**TASK:**
Retype only the lines from the top of the records to the line with "[stagetext] (sel-txt) at", including that line but none of the pictures.

-------------------------

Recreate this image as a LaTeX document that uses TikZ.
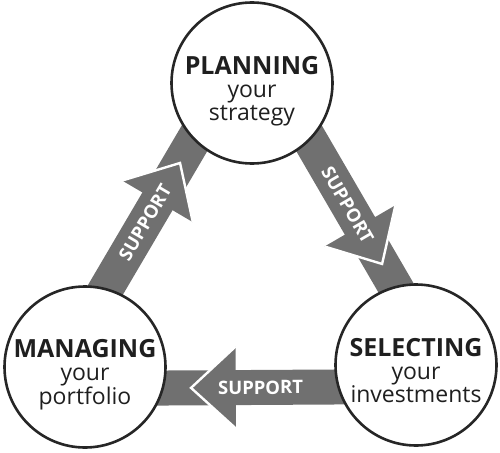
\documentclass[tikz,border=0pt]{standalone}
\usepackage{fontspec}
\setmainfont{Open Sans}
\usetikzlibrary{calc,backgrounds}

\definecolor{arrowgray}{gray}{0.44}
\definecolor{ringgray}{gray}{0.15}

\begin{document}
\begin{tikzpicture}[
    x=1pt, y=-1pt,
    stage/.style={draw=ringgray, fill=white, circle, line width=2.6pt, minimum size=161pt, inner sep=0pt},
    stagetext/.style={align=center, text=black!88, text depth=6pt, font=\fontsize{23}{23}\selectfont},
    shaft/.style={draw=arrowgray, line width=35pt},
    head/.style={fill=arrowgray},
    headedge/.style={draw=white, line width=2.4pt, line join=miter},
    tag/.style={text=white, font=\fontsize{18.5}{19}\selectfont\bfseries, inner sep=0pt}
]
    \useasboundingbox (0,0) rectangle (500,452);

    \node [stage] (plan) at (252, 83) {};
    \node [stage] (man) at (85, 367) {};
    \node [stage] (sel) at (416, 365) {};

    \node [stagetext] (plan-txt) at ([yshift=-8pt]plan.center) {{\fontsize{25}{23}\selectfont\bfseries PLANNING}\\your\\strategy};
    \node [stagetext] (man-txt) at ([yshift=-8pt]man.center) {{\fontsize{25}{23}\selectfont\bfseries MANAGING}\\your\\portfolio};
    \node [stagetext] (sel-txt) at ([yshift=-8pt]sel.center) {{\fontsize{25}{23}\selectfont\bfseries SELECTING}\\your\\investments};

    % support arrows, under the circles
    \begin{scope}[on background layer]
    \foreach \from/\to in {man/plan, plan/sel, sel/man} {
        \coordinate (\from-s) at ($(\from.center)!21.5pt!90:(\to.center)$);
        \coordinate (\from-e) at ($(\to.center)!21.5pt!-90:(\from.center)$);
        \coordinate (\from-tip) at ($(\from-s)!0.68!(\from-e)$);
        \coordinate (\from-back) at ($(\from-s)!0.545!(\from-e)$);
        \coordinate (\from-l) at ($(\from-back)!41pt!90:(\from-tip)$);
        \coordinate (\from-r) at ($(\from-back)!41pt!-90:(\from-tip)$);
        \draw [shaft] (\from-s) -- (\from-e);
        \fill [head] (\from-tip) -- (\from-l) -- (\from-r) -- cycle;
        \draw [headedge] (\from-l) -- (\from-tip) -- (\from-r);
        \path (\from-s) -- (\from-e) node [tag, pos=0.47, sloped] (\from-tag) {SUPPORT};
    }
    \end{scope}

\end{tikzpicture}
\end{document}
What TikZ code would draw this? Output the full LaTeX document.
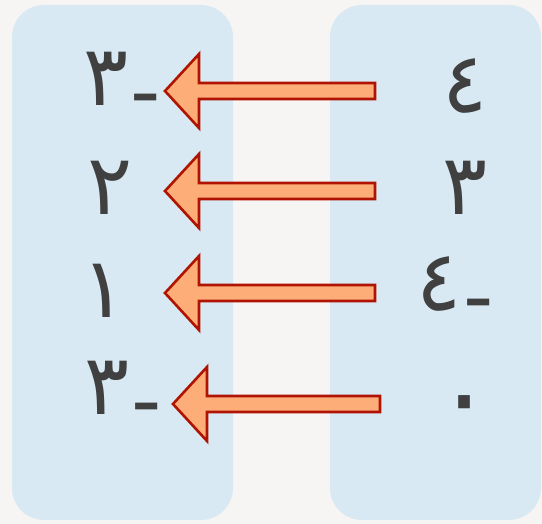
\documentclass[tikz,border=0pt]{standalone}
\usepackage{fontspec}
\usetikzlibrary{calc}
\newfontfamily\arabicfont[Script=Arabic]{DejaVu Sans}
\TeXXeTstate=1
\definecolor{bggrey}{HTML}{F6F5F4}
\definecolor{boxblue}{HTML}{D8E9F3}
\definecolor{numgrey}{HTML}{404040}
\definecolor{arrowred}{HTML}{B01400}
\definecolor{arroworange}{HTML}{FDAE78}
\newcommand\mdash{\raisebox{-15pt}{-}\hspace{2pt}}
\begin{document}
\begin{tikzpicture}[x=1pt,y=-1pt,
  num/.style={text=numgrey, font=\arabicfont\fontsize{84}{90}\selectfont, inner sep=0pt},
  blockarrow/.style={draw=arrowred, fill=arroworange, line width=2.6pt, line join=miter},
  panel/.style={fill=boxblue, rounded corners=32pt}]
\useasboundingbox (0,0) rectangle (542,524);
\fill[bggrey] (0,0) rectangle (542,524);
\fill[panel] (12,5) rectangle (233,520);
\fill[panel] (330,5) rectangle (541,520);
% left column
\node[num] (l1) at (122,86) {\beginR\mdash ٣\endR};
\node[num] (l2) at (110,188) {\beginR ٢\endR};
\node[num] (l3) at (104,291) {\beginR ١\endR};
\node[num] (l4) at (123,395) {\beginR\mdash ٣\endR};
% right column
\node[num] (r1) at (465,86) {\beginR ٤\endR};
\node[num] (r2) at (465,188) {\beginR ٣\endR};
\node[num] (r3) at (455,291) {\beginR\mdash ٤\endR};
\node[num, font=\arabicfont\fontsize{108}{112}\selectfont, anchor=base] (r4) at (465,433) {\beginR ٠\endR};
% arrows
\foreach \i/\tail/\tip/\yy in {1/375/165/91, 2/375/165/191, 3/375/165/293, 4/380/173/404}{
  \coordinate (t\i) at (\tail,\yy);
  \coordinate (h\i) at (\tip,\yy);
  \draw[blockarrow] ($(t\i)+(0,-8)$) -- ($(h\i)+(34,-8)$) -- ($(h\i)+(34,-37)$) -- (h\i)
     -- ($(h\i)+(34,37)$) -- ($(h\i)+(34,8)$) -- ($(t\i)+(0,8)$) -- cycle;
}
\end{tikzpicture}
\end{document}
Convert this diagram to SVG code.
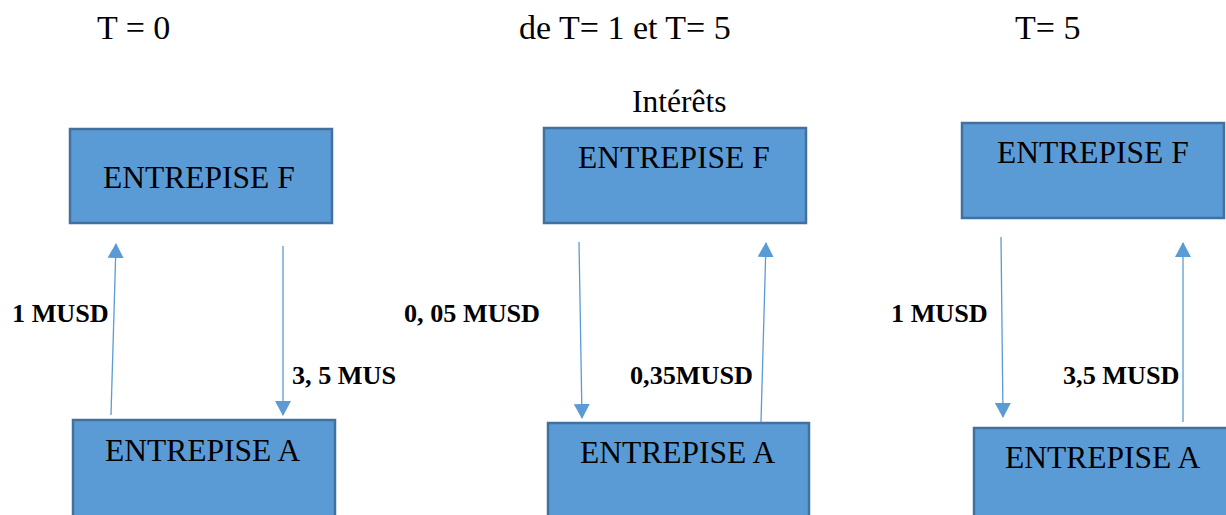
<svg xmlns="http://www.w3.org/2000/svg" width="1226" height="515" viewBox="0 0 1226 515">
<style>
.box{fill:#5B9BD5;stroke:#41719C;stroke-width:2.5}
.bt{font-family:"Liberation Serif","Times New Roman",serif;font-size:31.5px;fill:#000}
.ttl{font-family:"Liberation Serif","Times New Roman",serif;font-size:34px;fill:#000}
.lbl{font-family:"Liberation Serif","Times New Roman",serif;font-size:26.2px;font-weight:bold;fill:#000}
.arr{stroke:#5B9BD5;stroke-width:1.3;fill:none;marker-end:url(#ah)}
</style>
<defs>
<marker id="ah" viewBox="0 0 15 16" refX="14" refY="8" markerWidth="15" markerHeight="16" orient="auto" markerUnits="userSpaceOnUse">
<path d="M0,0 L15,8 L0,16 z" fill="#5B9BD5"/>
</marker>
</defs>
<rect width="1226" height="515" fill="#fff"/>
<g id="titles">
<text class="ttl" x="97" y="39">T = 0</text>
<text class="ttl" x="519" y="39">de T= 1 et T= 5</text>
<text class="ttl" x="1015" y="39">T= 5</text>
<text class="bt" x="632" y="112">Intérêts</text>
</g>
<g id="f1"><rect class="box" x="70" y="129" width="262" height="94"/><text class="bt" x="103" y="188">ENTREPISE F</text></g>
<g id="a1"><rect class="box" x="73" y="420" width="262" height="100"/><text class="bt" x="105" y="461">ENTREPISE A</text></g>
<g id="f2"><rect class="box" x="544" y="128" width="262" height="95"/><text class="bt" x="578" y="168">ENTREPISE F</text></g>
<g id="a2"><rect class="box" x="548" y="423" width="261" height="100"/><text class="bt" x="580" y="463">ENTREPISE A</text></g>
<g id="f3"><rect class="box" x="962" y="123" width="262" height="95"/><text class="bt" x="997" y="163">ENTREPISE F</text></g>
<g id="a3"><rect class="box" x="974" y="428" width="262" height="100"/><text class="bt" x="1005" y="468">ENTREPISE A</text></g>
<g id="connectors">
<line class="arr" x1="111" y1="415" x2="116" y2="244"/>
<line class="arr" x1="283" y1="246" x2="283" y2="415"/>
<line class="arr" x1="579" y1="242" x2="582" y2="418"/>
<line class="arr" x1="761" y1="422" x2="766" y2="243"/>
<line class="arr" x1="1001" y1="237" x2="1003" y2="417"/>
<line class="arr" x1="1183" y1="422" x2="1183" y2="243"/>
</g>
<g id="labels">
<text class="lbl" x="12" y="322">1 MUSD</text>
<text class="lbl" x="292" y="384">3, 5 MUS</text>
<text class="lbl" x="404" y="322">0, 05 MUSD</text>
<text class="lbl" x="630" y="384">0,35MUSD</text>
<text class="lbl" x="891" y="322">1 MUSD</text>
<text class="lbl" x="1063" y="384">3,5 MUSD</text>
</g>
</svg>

-------------------------

**SOLUTION TO THIS EXERCISE:**
Recreate this image as a LaTeX document that uses TikZ.
\documentclass[tikz,border=0pt]{standalone}
\usepackage{fontspec}
\setmainfont{Open Sans}
\usetikzlibrary{calc,backgrounds}

\definecolor{arrowgray}{gray}{0.44}
\definecolor{ringgray}{gray}{0.15}

\begin{document}
\begin{tikzpicture}[
    x=1pt, y=-1pt,
    stage/.style={draw=ringgray, fill=white, circle, line width=2.6pt, minimum size=161pt, inner sep=0pt},
    stagetext/.style={align=center, text=black!88, text depth=6pt, font=\fontsize{23}{23}\selectfont},
    shaft/.style={draw=arrowgray, line width=35pt},
    head/.style={fill=arrowgray},
    headedge/.style={draw=white, line width=2.4pt, line join=miter},
    tag/.style={text=white, font=\fontsize{18.5}{19}\selectfont\bfseries, inner sep=0pt}
]
    \useasboundingbox (0,0) rectangle (500,452);

    \node [stage] (plan) at (252, 83) {};
    \node [stage] (man) at (85, 367) {};
    \node [stage] (sel) at (416, 365) {};

    \node [stagetext] (plan-txt) at ([yshift=-8pt]plan.center) {{\fontsize{25}{23}\selectfont\bfseries PLANNING}\\your\\strategy};
    \node [stagetext] (man-txt) at ([yshift=-8pt]man.center) {{\fontsize{25}{23}\selectfont\bfseries MANAGING}\\your\\portfolio};
    \node [stagetext] (sel-txt) at ([yshift=-8pt]sel.center) {{\fontsize{25}{23}\selectfont\bfseries SELECTING}\\your\\investments};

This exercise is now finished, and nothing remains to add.